The immorality of paying an
insufficient wage to workers, who then were forced to rely on tips, was
acknowledged at the time. In his popular 1916 anti-tipping study, The Itching
Palm, writer William Scott described tipping as an aristocratic custom that
went against American ideals. “The relation of a man giving a tip and a man
accepting it is as undemocratic as the relation of master and slave,” Scott
wrote. “A citizen in a republic ought to stand shoulder to shoulder with every
other citizen, with no thought of cringing, without an assumption of
superiority or an acknowledgment of inferiority.”
Several states sought to
end the practice in the early 1900s, often in recognition of its racist roots.
But the restaurant industry fought back and was powerful enough to roll back
local bans on tipping.

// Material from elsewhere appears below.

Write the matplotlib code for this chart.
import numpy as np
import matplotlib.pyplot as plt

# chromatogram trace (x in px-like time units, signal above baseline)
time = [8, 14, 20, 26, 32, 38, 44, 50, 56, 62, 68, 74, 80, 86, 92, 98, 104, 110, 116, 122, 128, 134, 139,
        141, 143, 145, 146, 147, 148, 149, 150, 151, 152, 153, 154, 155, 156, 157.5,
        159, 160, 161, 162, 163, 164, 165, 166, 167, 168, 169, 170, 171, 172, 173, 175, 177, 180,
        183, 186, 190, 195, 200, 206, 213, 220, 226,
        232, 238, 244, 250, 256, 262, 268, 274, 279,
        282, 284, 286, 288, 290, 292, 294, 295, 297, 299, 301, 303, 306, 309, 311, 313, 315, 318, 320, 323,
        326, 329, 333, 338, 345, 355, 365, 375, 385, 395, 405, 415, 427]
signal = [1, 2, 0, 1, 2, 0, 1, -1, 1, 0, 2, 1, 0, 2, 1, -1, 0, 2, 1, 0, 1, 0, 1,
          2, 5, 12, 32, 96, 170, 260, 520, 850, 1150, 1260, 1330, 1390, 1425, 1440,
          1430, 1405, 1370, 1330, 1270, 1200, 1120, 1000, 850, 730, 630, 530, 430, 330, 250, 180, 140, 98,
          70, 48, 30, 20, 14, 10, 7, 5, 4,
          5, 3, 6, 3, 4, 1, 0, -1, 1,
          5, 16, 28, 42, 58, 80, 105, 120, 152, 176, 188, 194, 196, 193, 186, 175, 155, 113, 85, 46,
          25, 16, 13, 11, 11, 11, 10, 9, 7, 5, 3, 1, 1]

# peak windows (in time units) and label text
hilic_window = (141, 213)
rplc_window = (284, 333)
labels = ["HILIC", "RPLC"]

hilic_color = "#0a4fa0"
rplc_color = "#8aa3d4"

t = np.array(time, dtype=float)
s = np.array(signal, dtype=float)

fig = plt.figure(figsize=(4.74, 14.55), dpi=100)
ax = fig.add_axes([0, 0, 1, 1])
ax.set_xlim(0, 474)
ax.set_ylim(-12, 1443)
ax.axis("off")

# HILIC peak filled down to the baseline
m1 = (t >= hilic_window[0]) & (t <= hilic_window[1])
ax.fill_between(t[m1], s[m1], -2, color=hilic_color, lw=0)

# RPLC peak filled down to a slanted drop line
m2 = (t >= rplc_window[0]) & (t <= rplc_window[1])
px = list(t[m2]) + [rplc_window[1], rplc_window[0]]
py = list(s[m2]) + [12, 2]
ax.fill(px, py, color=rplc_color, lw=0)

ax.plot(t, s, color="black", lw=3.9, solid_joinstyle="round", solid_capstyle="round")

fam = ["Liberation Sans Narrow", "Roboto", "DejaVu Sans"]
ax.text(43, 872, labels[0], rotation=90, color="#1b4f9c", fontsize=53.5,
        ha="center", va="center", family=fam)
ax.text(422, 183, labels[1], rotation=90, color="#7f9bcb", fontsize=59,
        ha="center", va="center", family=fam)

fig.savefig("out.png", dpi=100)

And tipped workers—along with most others, as the act
applied to industries that together made up only one-fifth of the labor force—were excluded from the first, limited federal minimum wage law
passed in 1938.
It took until 1966 for
advocates to win a base wage for tipped workers, and that amounted to only 50
percent of the minimum wage already guaranteed to other workers. Congress
continued to raise the subminimum tipped wage until 1996, when Herman Cain, who
headed the National Restaurant Association at the time, offered legislators a
bargain: The industry would accept a small increase in the minimum wage as long
as the tipped wage was frozen at $2.13 an hour.
Congress agreed to the
deal, and the tipped minimum wage remains just $2.13 to this day. Employers are
supposed to pay the difference if tips don’t bring workers to the full regular
minimum wage. But too often that law is not enforced. When the Department of
Labor conducted an unusual compliance sweep of
9,000 full-service restaurants between 2010 and 2012, they found that 84
percent had violated the subminimum wage system.
A century later, the
industry lobby continues its fight to uphold this two-tiered pay system. Where
social movements have gotten cities to pass minimum wage hikes, the lobby
has pressured state legislatures to ban local wage increases altogether.

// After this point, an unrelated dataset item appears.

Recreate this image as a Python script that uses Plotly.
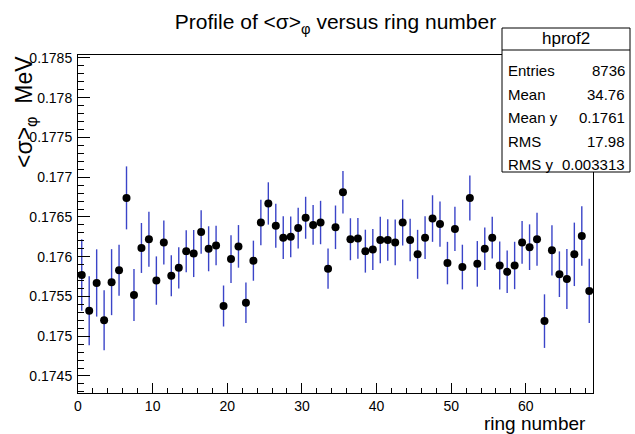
import plotly.graph_objects as go

# Profile of <sigma>_phi per ring (bin centres at ring + 0.5)
ring = [i + 0.5 for i in range(69)]
sigma_mean = [
    0.17577, 0.17532, 0.17567, 0.17520, 0.17568, 0.17583, 0.17674, 0.17552, 0.17611, 0.17622,
    0.17570, 0.17618, 0.17576, 0.17586, 0.17607, 0.17604, 0.17631, 0.17610, 0.17614, 0.17538,
    0.17597, 0.17613, 0.17542, 0.17595, 0.17643, 0.17667, 0.17639, 0.17624, 0.17625, 0.17636,
    0.17649, 0.17640, 0.17643, 0.17585, 0.17637, 0.17681, 0.17622, 0.17623, 0.17607, 0.17609,
    0.17621, 0.17621, 0.17618, 0.17643, 0.17621, 0.17603, 0.17624, 0.17648, 0.17641, 0.17592,
    0.17635, 0.17587, 0.17674, 0.17591, 0.17610, 0.17624, 0.17589, 0.17581, 0.17589, 0.17618,
    0.17612, 0.17622, 0.17519, 0.17608, 0.17578, 0.17572, 0.17603, 0.17626, 0.17557,
]
sigma_err = [
    0.000450, 0.000434, 0.000423, 0.000377, 0.000415, 0.000320, 0.000396, 0.000327, 0.000314, 0.000346,
    0.000304, 0.000277, 0.000258, 0.000260, 0.000264, 0.000296, 0.000273, 0.000283, 0.000248, 0.000258,
    0.000300, 0.000268, 0.000255, 0.000252, 0.000287, 0.000266, 0.000277, 0.000270, 0.000256, 0.000256,
    0.000264, 0.000249, 0.000273, 0.000252, 0.000274, 0.000268, 0.000264, 0.000256, 0.000270, 0.000258,
    0.000293, 0.000262, 0.000287, 0.000289, 0.000267, 0.000308, 0.000268, 0.000293, 0.000286, 0.000267,
    0.000277, 0.000281, 0.000283, 0.000287, 0.000267, 0.000262, 0.000302, 0.000267, 0.000298, 0.000268,
    0.000287, 0.000333, 0.000337, 0.000317, 0.000287, 0.000377, 0.000399, 0.000375, 0.000405,
]

x_tickvals = [0, 10, 20, 30, 40, 50, 60]
x_ticktext = ["0", "10", "20", "30", "40", "50", "60"]
y_tickvals = [0.1745, 0.175, 0.1755, 0.176, 0.1765, 0.177, 0.1775, 0.178, 0.1785]
y_ticktext = ["0.1745", "0.175", "0.1755", "0.176", "0.1765", "0.177", "0.1775", "0.178", "0.1785"]

stats_title = "hprof2"
stats_names = ["Entries", "Mean", "Mean y", "RMS", "RMS y"]
stats_values = ["8736", "34.76", "0.1761", "17.98", "0.003313"]

W, H = 635, 434
L, R, T, B = 78, 593, 55, 393  # frame edges in pixels
FONT = "Liberation Sans, Arial, Helvetica, sans-serif"


def px(xp):
    return (xp - L) / (R - L)


def py(yp):
    return (B - yp) / (B - T)


fig = go.Figure()
fig.add_trace(go.Scatter(
    x=ring, y=sigma_mean, mode="markers",
    marker=dict(color="black", size=8, symbol="circle"),
    error_y=dict(type="data", array=sigma_err, visible=True,
                 color="#3a44c8", thickness=1.4, width=0),
    showlegend=False, hoverinfo="x+y",
))

axis_common = dict(
    showline=True, linecolor="black", linewidth=1, mirror=True,
    ticks="inside", tickcolor="black", tickwidth=1,
    showgrid=False, zeroline=False,
    tickfont=dict(family=FONT, size=14, color="black"),
)

fig.update_xaxes(
    range=[0, 69], tickmode="array", tickvals=x_tickvals, ticktext=x_ticktext,
    ticklen=10,
    minor=dict(ticks="inside", ticklen=5, tickcolor="black", tick0=0, dtick=2, showgrid=False),
    **axis_common,
)
fig.update_yaxes(
    range=[0.174286, 0.178537], tickmode="array", tickvals=y_tickvals, ticktext=y_ticktext,
    ticklen=12, ticklabelstandoff=2,
    minor=dict(ticks="inside", ticklen=6, tickcolor="black", tick0=0.1745, dtick=0.0001, showgrid=False),
    **axis_common,
)

annotations = [
    # y-axis title, aligned to the top of the axis
    dict(text="&lt;σ&gt;<sub>φ</sub>  MeV", textangle=-90,
         x=px(25), y=py(54), xref="paper", yref="paper",
         xanchor="center", yanchor="top", showarrow=False,
         font=dict(family=FONT, size=23, color="black")),
    # x-axis title, aligned to the right end of the axis
    dict(text="ring number", x=px(588), y=py(424), xref="paper", yref="paper",
         xanchor="right", yanchor="middle", showarrow=False,
         font=dict(family=FONT, size=19, color="black")),
    # statistics box header
    dict(text=stats_title, x=px(566), y=py(39), xref="paper", yref="paper",
         xanchor="center", yanchor="middle", showarrow=False,
         font=dict(family=FONT, size=17, color="black")),
]
row_y = [70, 94, 118, 141, 164]
for name, val, yy in zip(stats_names, stats_values, row_y):
    annotations.append(dict(text=name, x=px(506), y=py(yy), xref="paper", yref="paper",
                            xanchor="left", yanchor="middle", showarrow=False,
                            font=dict(family=FONT, size=15, color="black")))
    annotations.append(dict(text=val, x=px(627), y=py(yy), xref="paper", yref="paper",
                            xanchor="right", yanchor="middle", showarrow=False,
                            font=dict(family=FONT, size=15, color="black")))

shapes = [
    dict(type="rect", xref="paper", yref="paper",
         x0=px(502), x1=px(630), y0=py(172), y1=py(28),
         line=dict(color="black", width=1), fillcolor="white", layer="above"),
    dict(type="line", xref="paper", yref="paper",
         x0=px(502), x1=px(630), y0=py(50), y1=py(50),
         line=dict(color="black", width=1), layer="above"),
]

fig.update_layout(
    width=W, height=H, autosize=False,
    margin=dict(l=L, r=W - R, t=T, b=H - B, pad=0),
    paper_bgcolor="white", plot_bgcolor="white",
    title=dict(text="Profile of &lt;σ&gt;<sub>φ</sub> versus ring number",
               x=0.5, xref="paper", xanchor="center",
               y=1 - 22 / H, yref="container", yanchor="middle",
               font=dict(family=FONT, size=21, color="black")),
    annotations=annotations, shapes=shapes,
)

fig.write_html("out.html")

The industry also fought to overturnvoter-approved initiatives in Maine and
Washington, D.C., that would have ended the subminimum tipped wage, while they
lobbied legislators in Michigan to keep the issue from
reaching the ballot in the first place.
That’s why national action
to finally reverse this particular vestige of slavery is so vital. No one can
live on $2.13 an hour—a poverty wage.
We may live in a very
different society from 150 years ago, but the subminimum tipped wage still
exacerbates the inequalities passed down from that time. Workers in
the restaurant industry are far more likely to
be poor or near-poor than the general population. Sure, upscale
restaurants where wealthy patrons offer servers good tips on expensive menu
items can provide a good living, but those jobs are few and far
between—and dominated by white men.
Research also shows that tipping itself has a racial
component: Customers generally give white workers bigger tips than black
workers, regardless of service quality. Thanks in part to segregation within the industry and discrimination from
patrons, restaurant worker poverty rates are highestfor
women and people of color.
Ending the
subminimum wage would right one of the historical wrongs keeping certain groups
of workers from receiving the full protections they are due, but ultimately,
low wages driven by racism hurt workers of all races. Three times as many white
workers as black workers stand to get a raise if the federal minimum wage hike
passes. Undoing systemic racism opens up opportunities for all people.
With a Republican Senate
and president, the Raise the Wage Act might not become national law in the
immediate future. But a vote by the House to end the subminimum tipped wage
would send an unmistakable signal to the several states considering similar legislation:
The days of these racist tiered wage systems are coming to an end.